Understanding Basic Kubernetes Concepts V - Daemon Sets and Jobs
This post is the fifth in a series of blog posts about basic Kubernetes concepts. In the first one I explained the concepts of Pods, Labels, and Replica Sets. In the second post we talked about Deployments. The third post explained the Services concept and in the forth we looked at Secrets and ConfigMaps. In this final post we will be talking about Daemon Sets and Jobs.
In previous posts we looked at the basics of how to run our applications as pods in Kubernetes. There's two more ways to run pods that are a bit more specialized. One is the Daemon Set and the other is called Jobs.
A daemon set ensures that an instance of a specific pod is running on all (or a selection of) nodes in a cluster. It creates pods on each added node and garbage collects pods when nodes are removed from the cluster.
As the name suggests you can use daemon sets for running daemons (and other tools) that need to run on all nodes of a cluster. These can be things like cluster storage daemons (e.g. Quobyte, glusterd, ceph, etc.), log collectors (e.g. fluentd or logstash), or monitoring daemons (e.g. Prometheus Node Exporter, collectd, New Relic agent, etc.)
The simplest use case is deploying a daemon to all nodes. However, you might want to split that up to multiple daemon sets for example if you have a cluster with nodes of varying hardware, which might need adaptation in the memory and/or cpu requests you might include for the daemon.
In other cases you might want different logging, monitoring, or storage solutions on different nodes of your cluster. For these cases where you want to deploy the daemons only to a specific set of nodes instead of all, you can use a node selector to specify a subset of nodes for the daemon set. Note that for this to work you need to have labeled your nodes accordingly.
There are four ways to communicate with your daemons:
- Push: The pods are configured to push data to a service, so they do not have clients that need to find them.
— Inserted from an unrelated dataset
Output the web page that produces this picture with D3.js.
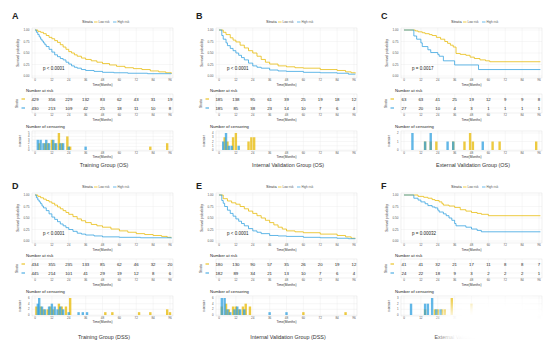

- NodeIP and known port: The pods use a
hostPortand clients can access them via this port on each NodeIP (in the range of nodes they are deployed to).
- DNS: The pods can be reached through a headless service by either using the
endpointsresource or getting multiple A records from DNS.
- Service: The pods are reachable through a standard service. Clients can access a daemon on a random node using that service. Note that this option doesn't offer a way to reach a specific node.
Currently, you cannot update a daemon set. The only way to semi-automatically update the pods is to delete the daemon set with the
--cascade=false option, so that the pods will be left on the nodes. Then you create a new daemon set with the same pod selector, but the updated template. The new daemon set will recognize the old pods, but not update them automatically. You will need to force the creation of pods with the new template, by manually deleting the old pods from the nodes.
Unlike the typical pod that you use for long-running processes, jobs let you manage pods that are supposed to terminate and not be restarted. A job creates one or more pods and ensures a specified number of them terminate with success.
You can use jobs for the typical batch-job (e.g. a backup of a database), but also for workers that need to work off a certain queue (e.g. image or video converters).
There are three kinds of jobs:
- Non-parallel jobs
- Parallel jobs with a fixed completion count
- Parallel jobs with a work queue
For non-parallel jobs usually only one pod gets started and the job is considered complete once the pod terminates successfully. If the pod fails another one gets started in its place.
For parallel jobs with a fixed completion count the job is complete when there is one successful pod for each value between 1 and the number of completions specified.
For parallel jobs with a work queue, you need to take care that no pod terminates with success unless the work queue is empty. That is even if the worker did its job it should only terminate successfully if it knows that all its peers are also done. Once a pod exits with success, then all other pods should also be exited or in the process of exiting.
For parallel jobs you can define the requested parallelism. By default it is set to 1 (only a single pod at any time). If parallelism is set to 0, the job is basically paused until it is increased.
Keep in mind that parallel jobs are not designed to support use cases that need closely-communicating parallel processes like for example in scientific computations, but rather for working off a specific amount of work that can be parallelized.
This is the last post in this series of Kubernetes basics. However, this doesn't mean that having read all five blog posts makes you a Kubernetes master.
First, the primitives introduced, while maybe not limited to the most basic, do not cover the whole range of primitives available in Kubernetes.
Second, there's new primitives coming with new releases, such as Pet Sets that just recently got introduced as an alpha resource in Kubernetes 1.3.
So most probably I will be writing about more primitives once I feel there's need for more or simpler explanations than what is available out there already.
Furthermore, just reading these blog posts and maybe looking through the Kubernetes documentation gives you a good foundation. However, you need to actually go and try it out and find ways to use the primitives to run and manage actual applications to get proficient in their usage. And there's no excuse that you don't have a cluster at hand, just try it out on a local environment.